In order to make 32 pigs in a blanket you will need a 14 oz pack of lil’ wieners and two packs of 13 oz (8ct.) crescent rolls. Yes, each pre-made.

Pre-heat the over to 350F and get out two non-stick 12”x18” baking sheets. No need for oiling the sheets, these should detach once cooler and swiped up with a spatula. Ok fine, spray it, just in case.

Pop open the packs and take out the dough. Unroll the dough from its tubular shape and separate the dough wedges. With a knife cut all of the triangular wedges in half keeping a triangular shape. You’ll be left with a pointy slit on one end and a wider on the backside.

Once finished cutting you can start rolling those pigs in their blankets. Take out one wiener and one wedge, place the lil wiener perpendicular to the wedge at the wide end and roll until the narrow edge is left on top. This should be pretty symmetrical, but be creative. You can’t mess it up. As you finish rolling each, line them up on the pans. They should be uniform with space between each other. They expand about 15% when baking.

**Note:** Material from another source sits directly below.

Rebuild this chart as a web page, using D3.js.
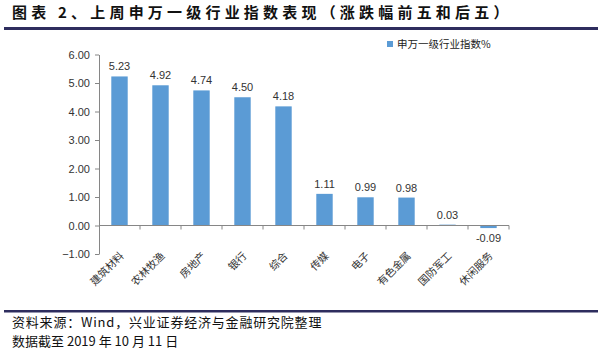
<!DOCTYPE html>
<html lang="zh">
<head>
<meta charset="UTF-8" />
<title>上周申万一级行业指数表现</title>
<script src="https://d3js.org/d3.v7.min.js"></script>
<style>
    body { margin: 0; background: #fff; }
    svg { display: block; font-family: "Liberation Sans", Arial, sans-serif; }
    .cjk { font-family: "Noto Sans CJK SC", sans-serif; }
    .axis path, .axis line { stroke: #868686; }
    .axis text { fill: #333; font-size: 11px; }
</style>
</head>
<body>
<svg id="chart"></svg>
<script>
    // data
    const categories = ["建筑材料", "农林牧渔", "房地产", "银行", "综合", "传媒", "电子", "有色金属", "国防军工", "休闲服务"];
    const values = [5.23, 4.92, 4.74, 4.50, 4.18, 1.11, 0.99, 0.98, 0.03, -0.09];
    const yTicks = [-1, 0, 1, 2, 3, 4, 5, 6];
    const seriesName = "申万一级行业指数%";

    const W = 598, H = 351;
    const svg = d3.select("#chart").attr("width", W).attr("height", H);

    // title + rules
    svg.append("text").attr("class", "cjk")
        .attr("x", 12).attr("y", 18)
        .style("font-size", "15px").style("font-weight", "bold").style("letter-spacing", "4.2px")
        .attr("fill", "#111")
        .text("图表 2、上周申万一级行业指数表现（涨跌幅前五和后五）");
    svg.append("rect").attr("x", 4).attr("y", 27).attr("width", 594).attr("height", 3).attr("fill", "#2e2d5e");
    svg.append("rect").attr("x", 4).attr("y", 310).attr("width", 594).attr("height", 2.5).attr("fill", "#2e2d5e");

    // scales
    const x = d3.scaleBand().domain(categories).range([99, 509]).paddingInner(0.6).paddingOuter(0.3);
    const y = d3.scaleLinear().domain([-1, 6]).range([254, 54.5]);

    // y axis
    svg.append("g").attr("class", "axis")
        .attr("transform", "translate(99,0)")
        .call(d3.axisLeft(y).tickValues(yTicks).tickFormat(d3.format(".2f")).tickSize(4).tickSizeOuter(0))
        .call(g => g.selectAll("text").attr("x", -9));

    // bars
    svg.selectAll(".bar").data(values).enter().append("rect")
        .attr("class", "bar")
        .attr("x", (d, i) => x(categories[i]))
        .attr("width", x.bandwidth())
        .attr("y", d => y(Math.max(d, 0)))
        .attr("height", d => Math.abs(y(d) - y(0)))
        .attr("fill", "#5b9bd5");

    // x axis at zero with ticks between categories
    const xAxisG = svg.append("g").attr("class", "axis");
    xAxisG.append("line").attr("x1", 99).attr("x2", 509).attr("y1", y(0)).attr("y2", y(0));
    const step = x.step();
    d3.range(1, categories.length + 1).forEach(i => {
        const tx = x(categories[i - 1]) + x.bandwidth() / 2 + step / 2;
        xAxisG.append("line").attr("x1", tx).attr("x2", tx).attr("y1", y(0)).attr("y2", y(0) + 4);
    });

    // value labels
    svg.selectAll(".val").data(values).enter().append("text")
        .attr("x", (d, i) => x(categories[i]) + x.bandwidth() / 2)
        .attr("y", d => d >= 0 ? y(d) - 6 : y(d) + 14)
        .attr("text-anchor", "middle")
        .style("font-size", "11px").attr("fill", "#333")
        .text(d => d.toFixed(2));

    // category labels rotated
    svg.selectAll(".cat").data(categories).enter().append("text")
        .attr("class", "cjk")
        .attr("transform", d => `translate(${x(d) + x.bandwidth() / 2 + 5},${y(0) + 31}) rotate(-45)`)
        .attr("text-anchor", "end")
        .style("font-size", "10.5px").attr("fill", "#333")
        .text(d => d);

    // legend
    svg.append("rect").attr("x", 387).attr("y", 41).attr("width", 6).attr("height", 6).attr("fill", "#5b9bd5");
    svg.append("text").attr("class", "cjk")
        .attr("x", 397).attr("y", 48)
        .style("font-size", "10.5px").attr("fill", "#222")
        .text(seriesName);

    // footer
    svg.append("text").attr("class", "cjk")
        .attr("x", 12).attr("y", 327)
        .style("font-size", "13px").style("letter-spacing", "0.8px").attr("fill", "#111")
        .text("资料来源：Wind，兴业证券经济与金融研究院整理");
    svg.append("text").attr("class", "cjk")
        .attr("x", 12).attr("y", 346)
        .style("font-size", "13px").attr("fill", "#111")
        .text("数据截至 2019 年 10 月 11 日");
</script>
</body>
</html>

Place the sheets into the oven for 12 minutes. At that point check them to see if they’re ready. The kitchen will smell like a pastry and buttery, and the wieners will become golden brown. You may have to leave them be for an extra 3 minutes after checking on them. Also be sure to the inner section against the actual wiener is crispy. Lilly and I had the issue of a doughy inner pasty. Once cooked take out and let cool for 3 minutes.

Remove from the pan and serve with your favorite condiments.